Por Héctor Abad Faciolince
Tomado de www.hectorabad.com
Hay historias reales o ficticias que por algún motivo le hacen pensar a uno lo siguiente: esto que estoy leyendo me pudo pasar a mí, exactamente así como lo cuentan, y en esta misma ciudad, en este mismo mundo y en el tiempo en que vivo. Más aún, como la historia es real, aunque le haya ocurrido a otra persona, siento que en parte me ocurrió también a mí, o a un amigo, o a mi hijo. La leí en El Colombiano, el martes de la semana pasada, y paso a resumirla:
Hernán Castrillón es un profesor de 67 años que se jubiló hace pocos años. Al jubilarse, al fin, pudo cumplir su sueño de tener una vida sencilla y agradable en la que sus actividades más constantes no podían ser más pacíficas e inofensivas: caminar, leer, escribir, cuidar a su madre de 88 años y seguir con la vida. De todo lo anterior lo que más le gusta, o mejor, le gustaba, era leer. Algunos, para poder leer bien, concentrados y en paz, buscamos el refugio y el silencio de nuestra casa, de nuestro cuarto. No es mucho pedir, se supone. Pero en Colombia no existe un lujo más escaso que el silencio. Aquí se piensa que el único descanso y la única dicha son la rumba y la música a todo volumen. Y no en las discotecas o en los bares solamente, sino en todas partes, en cualquier día y a cualquier hora.

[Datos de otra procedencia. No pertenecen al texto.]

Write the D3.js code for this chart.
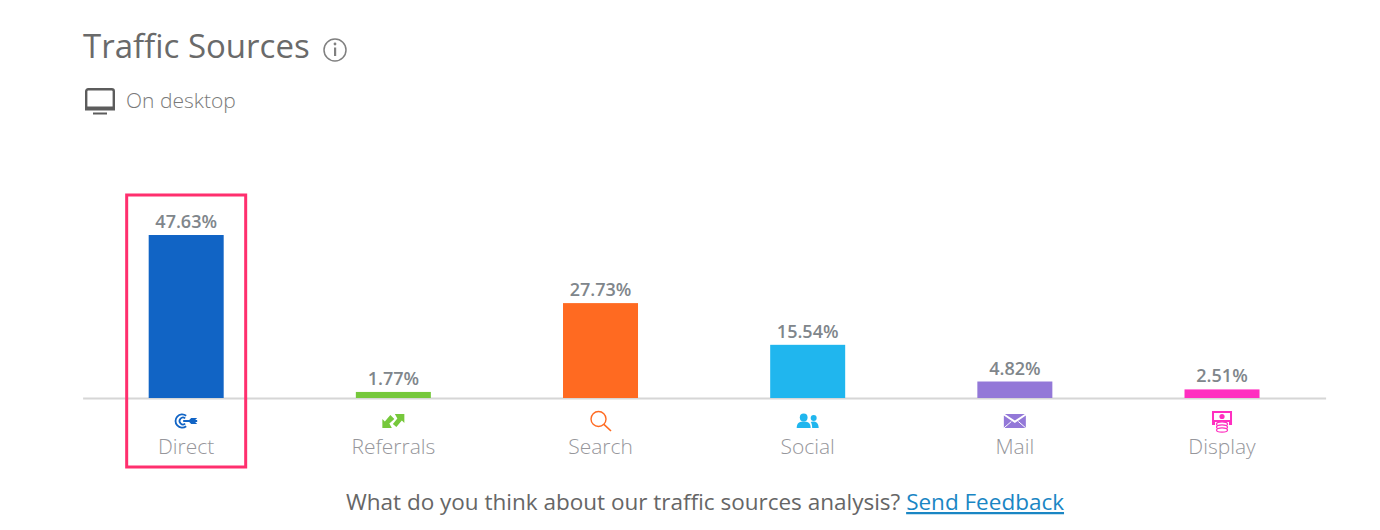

Los vecinos del barrio del lector y maestro Castrillón, en Medellín, son como muchos de nuestros vecinos de barrio en toda Colombia: ruidosos. Este barrio en concreto se llama La Colina, pero podría tener cualquier otro nombre. Las fiestas con música a todo taco no tienen límites de lugar, ni horario, ni fecha en el calendario. Cualquier día y hasta la hora que les dé la gana. Las discotecas y cantinas al menos deben cerrar a cierta hora; las casas, no. Un sábado de julio pasado Hernán Castrillón quería continuar la lectura del capítulo séptimo de La Montaña mágica, la gran novela de Thomas Mann. Hizo su ritual después de comer con la madre: buscó el sillón, se acomodó las gafas, prendió la luz, abrió el libro. Pero no, los vecinos, como de costumbre, tenían rumba. La música a todo volumen invade el espacio, impide concentrarse, irrumpe con violencia en la casa.
El lector sale a la calle y les pide a los vecinos que moderen el volumen de la música. No solo no le hacen caso, sino que se burlan, y la ponen más duro. “Olafo, el amargado, hijueputa”, le gritan. Castrillón vuelve a la casa y llama a la policía. La policía, por supuesto, nunca llega. Está ocupada en cosas mucho más importantes que el ruido: robos, riñas, balazos, puñaladas. Como no llega, el profesor jubilado sale y hace un video para dejar al menos un registro de la música que domina el espacio de un sector residencial. Se resigna a no leer e intenta dormir. Al amanecer llaman a la puerta y él sale a abrir. El vecino, la esposa y la cuñada no le dan tiempo siquiera de hablar. Arremeten contra él a golpes en la cara. “Te vamos a matar gonorrea, hijueputa, malparido”. Son golpes tan violentos que lo primero que pasa es que le explotan los ojos. Tal como lo oyen: “estallido ocular con salida uveal y vítreo”. El lector, de repente, queda ciego. Los agresores lo siguen golpeando y si no es por un motociclista que para y lo defiende, podrían haberlo matado.
Para el profesor, sin embargo, lo que le pasó ya es la muerte. Perder la vista, para él, es perder la lectura, lo que más sentido le daba a su vida. Ya no cuida a su madre; su madre lo cuida a él y hasta tiene que darle la comida. Los agresores han conseguido que el lector sea eso de lo cual lo acusaban: un amargado. Ya no quiere vivir. El cronista del periódico, Gustavo Ospina, termina bien la nota: cita un párrafo de la página de Mann que Castrillón estaba leyendo cuando lo dejaron ciego.
Le pudo pasar a usted, a mí, a mi hija, en el país del ruido. De un momento a otro los ruidosos, los alegres, los fiesteros, nos dan nuestro merecido a los lectores que no podemos sino hundirnos, indefensos, en este, nuestro infierno tan temido.